Picturesque in old days, Chelsea is a picturesque place still, and much beloved of painters, poets, and littérateurs;—the class of Bloomsbury, and yet with a vast difference. Here it is the "mode" to be select and exclusive. The artistic "cliques" of Tite Street and Cheyne Walk are nothing if not particular. To use the words of the modest prospectus issued by a recent magazine, they "will not tolerate mediocrity." But then no one in Chelsea ever is, or at least allows himself, to be "mediocre." Perhaps the fortunate inhabitants feel, as do the denizens of the academic towns of Oxford and Cambridge, the important weight of the traditions of their literary past. The spirit of Carlyle, Leigh Hunt, Rossetti, George Eliot, yet gives to Chelsea a literary atmosphere that it must at all hazards keep up. A dinner-party in its august cliques is not to be lightly undertaken; you feel, as you enter, that this is indeed a holy place.
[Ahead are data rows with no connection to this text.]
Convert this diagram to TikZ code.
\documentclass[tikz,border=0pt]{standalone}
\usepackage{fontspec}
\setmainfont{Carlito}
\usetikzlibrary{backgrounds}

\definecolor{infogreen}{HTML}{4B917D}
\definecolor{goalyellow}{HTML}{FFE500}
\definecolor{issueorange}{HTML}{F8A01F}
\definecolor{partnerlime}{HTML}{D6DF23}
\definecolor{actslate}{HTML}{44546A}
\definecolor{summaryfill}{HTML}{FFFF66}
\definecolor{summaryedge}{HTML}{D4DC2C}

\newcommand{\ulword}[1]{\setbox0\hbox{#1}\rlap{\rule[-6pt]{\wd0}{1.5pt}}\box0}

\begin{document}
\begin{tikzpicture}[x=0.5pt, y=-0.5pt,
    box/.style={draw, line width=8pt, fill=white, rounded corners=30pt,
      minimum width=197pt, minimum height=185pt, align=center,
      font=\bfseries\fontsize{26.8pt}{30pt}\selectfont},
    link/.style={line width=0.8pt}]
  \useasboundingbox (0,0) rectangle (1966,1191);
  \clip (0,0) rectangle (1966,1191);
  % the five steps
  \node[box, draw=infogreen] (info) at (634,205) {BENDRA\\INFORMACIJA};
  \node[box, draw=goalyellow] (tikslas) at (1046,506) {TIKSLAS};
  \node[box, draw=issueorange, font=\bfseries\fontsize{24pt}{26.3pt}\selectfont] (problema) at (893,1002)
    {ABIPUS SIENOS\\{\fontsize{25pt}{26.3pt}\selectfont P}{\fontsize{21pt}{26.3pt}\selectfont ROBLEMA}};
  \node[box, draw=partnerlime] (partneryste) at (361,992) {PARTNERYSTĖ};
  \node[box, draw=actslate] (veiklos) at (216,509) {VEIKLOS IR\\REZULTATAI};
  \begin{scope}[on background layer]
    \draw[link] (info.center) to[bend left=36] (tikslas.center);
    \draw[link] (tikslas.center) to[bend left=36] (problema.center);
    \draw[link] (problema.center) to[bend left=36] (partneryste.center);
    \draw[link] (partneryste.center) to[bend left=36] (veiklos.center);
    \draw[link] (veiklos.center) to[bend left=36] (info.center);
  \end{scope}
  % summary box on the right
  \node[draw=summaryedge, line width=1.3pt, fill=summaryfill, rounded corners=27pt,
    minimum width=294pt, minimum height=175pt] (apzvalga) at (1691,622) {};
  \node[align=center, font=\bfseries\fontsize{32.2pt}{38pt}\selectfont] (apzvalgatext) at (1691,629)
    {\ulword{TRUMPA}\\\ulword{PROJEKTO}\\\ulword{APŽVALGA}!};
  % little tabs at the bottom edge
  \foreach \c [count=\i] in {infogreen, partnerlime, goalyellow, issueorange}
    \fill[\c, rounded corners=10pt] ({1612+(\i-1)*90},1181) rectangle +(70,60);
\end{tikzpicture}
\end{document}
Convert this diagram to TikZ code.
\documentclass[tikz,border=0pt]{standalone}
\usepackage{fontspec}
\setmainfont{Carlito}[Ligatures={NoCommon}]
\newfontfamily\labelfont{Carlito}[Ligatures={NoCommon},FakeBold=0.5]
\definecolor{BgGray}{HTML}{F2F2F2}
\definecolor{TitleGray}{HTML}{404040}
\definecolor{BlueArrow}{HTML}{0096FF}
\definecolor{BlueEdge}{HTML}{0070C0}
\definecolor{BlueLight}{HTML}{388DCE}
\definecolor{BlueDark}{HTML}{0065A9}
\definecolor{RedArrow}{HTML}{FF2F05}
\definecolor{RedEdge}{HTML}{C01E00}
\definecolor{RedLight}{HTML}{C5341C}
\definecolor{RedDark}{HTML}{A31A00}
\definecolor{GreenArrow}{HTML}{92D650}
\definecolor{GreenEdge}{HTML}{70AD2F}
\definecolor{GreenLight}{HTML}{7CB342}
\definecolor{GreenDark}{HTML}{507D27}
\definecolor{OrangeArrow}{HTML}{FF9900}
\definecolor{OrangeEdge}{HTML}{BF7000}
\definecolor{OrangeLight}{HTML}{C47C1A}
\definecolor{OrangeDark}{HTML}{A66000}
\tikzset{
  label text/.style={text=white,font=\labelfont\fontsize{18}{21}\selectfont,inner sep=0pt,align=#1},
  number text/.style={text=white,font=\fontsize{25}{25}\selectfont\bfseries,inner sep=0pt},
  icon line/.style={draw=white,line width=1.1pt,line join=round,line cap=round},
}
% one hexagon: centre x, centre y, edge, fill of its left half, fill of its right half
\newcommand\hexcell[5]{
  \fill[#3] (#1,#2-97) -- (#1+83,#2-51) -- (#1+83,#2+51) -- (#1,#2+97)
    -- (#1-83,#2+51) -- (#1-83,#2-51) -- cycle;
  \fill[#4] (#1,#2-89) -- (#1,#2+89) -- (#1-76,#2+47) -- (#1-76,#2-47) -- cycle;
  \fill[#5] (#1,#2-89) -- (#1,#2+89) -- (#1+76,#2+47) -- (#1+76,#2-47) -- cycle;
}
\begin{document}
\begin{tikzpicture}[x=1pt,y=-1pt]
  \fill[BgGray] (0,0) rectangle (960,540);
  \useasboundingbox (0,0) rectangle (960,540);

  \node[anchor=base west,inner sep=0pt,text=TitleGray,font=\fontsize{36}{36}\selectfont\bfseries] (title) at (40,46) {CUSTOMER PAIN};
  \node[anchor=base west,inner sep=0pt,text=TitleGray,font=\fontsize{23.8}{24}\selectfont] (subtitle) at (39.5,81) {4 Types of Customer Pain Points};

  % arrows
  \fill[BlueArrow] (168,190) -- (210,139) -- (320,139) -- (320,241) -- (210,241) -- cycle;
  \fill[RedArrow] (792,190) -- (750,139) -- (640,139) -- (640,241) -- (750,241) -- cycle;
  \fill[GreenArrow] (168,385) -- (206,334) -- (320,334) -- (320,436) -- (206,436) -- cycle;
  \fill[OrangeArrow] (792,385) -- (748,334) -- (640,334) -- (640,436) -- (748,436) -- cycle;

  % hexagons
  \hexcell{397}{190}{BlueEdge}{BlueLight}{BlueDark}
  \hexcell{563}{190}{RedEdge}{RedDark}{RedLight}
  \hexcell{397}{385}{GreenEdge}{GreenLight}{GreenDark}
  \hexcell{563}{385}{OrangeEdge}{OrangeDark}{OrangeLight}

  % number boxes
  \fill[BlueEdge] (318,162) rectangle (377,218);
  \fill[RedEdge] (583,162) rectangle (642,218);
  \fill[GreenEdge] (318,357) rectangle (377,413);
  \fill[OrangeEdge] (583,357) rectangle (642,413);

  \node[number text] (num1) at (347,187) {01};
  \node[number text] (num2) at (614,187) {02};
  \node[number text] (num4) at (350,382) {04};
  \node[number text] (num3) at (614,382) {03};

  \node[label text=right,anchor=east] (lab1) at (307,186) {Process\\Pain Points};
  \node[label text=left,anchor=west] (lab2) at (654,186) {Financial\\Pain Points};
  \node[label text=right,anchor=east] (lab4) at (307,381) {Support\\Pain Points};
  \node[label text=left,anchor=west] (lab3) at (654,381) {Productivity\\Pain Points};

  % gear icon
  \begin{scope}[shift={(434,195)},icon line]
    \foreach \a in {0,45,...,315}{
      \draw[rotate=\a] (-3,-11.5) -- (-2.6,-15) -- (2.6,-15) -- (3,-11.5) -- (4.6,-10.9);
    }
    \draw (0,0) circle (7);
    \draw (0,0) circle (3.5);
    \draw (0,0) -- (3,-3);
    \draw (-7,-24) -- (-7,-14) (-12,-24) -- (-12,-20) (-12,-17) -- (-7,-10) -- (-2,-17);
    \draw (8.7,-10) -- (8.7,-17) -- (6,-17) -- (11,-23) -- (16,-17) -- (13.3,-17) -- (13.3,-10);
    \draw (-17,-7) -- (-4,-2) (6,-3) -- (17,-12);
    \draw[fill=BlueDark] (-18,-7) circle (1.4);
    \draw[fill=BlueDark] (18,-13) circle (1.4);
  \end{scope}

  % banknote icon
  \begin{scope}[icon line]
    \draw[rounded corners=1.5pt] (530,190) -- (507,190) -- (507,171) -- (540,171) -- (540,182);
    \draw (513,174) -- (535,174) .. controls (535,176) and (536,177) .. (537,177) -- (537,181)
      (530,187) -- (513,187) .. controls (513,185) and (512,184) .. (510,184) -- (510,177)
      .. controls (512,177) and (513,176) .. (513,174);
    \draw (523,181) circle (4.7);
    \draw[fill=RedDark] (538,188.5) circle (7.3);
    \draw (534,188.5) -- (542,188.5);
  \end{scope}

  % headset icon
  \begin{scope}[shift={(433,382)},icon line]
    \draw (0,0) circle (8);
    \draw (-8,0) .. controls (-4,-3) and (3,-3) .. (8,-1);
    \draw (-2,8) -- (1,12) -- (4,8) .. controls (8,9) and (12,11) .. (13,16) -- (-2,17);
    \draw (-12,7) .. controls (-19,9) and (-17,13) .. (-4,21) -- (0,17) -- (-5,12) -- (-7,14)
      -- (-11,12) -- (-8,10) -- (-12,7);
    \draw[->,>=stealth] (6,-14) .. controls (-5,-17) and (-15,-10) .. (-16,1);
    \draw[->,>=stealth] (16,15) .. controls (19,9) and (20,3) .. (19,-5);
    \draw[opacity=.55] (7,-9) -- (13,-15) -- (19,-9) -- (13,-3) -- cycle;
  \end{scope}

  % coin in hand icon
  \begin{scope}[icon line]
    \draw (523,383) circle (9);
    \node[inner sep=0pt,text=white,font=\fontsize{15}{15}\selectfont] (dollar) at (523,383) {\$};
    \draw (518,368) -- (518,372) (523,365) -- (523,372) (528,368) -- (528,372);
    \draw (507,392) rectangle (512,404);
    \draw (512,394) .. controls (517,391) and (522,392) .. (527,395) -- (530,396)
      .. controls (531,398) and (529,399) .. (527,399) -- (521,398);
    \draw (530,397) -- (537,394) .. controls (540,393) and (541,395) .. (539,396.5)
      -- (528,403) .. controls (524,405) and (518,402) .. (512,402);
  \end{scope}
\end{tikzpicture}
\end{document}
Yet, already, the seclusion and selectness of Chelsea's sacred circles are being threatened with invasion by the Philistine. On "the other side of the water,"—where a picturesque suspension-bridge, the Albert Bridge, throws its graceful chain-curves across Chelsea Reach,—lies Battersea Park, surrounded on three sides by myriad red-brick flats of varying cheapness, grown like mushrooms, and still growing. Here is an infant community, a sort of "townier" Bedford Park, whose inhabitants can boast, with some truth, that they are "near the hum of the great city, and yet not of it." Flats are increasing all over London and its immediate suburbs now to such an extent that they are, indeed, in some danger of being overdone. In Central London, the growth of flats is, perhaps, of little consequence; but in suburban or semi-suburban London, the ubiquitous builder is the great bloodsucker of our day; he wanders perpetually, seeking, like the devil, what he may devour; and, on his debatable "Tom Tiddler's Ground," everlastingly "picking up gold and silver." But the builder has done good work too in Chelsea; for does not Cheyne Walk, of picturesque and venerable aspect, with its well-restored, red-brick, white-casemented houses, and fine old ironwork, lend a dignity to the western end of the Chelsea Embankment, to which, lower down, the spacious new red mansions, of ornate yet good style, do no disgrace? And modest Cheyne Row, containing the most famous dwelling in all Chelsea, is built in quiet, unobjectionable style.

Carlyle's quiet-looking residence in Cheyne Row is, practically, a museum of the Soane kind, left exactly as when lived in; the only difference being that here the relics are purely personal. This, a real "house of pilgrimage" to the literary world, is, especially, the resort of cultured Americans, who have even, it is said, had to be mildly dissuaded from sitting on the Sage's chairs and trying on his head-gear.

The "Carlyle House,"—desecrated, indeed, to the scandal of the neighbours, for an interregnum of unholy years by a horde of lawless cats,—is now entirely restored to its pristine neatness and order. It is difficult to imagine any place less museum-like and more pleasantly homely than this silent, peaceful, darkly-panelled abode, which seems,—backed by its green garden-close,—to be indeed a survival of the past, breathing forth still the spirit of the departed seer.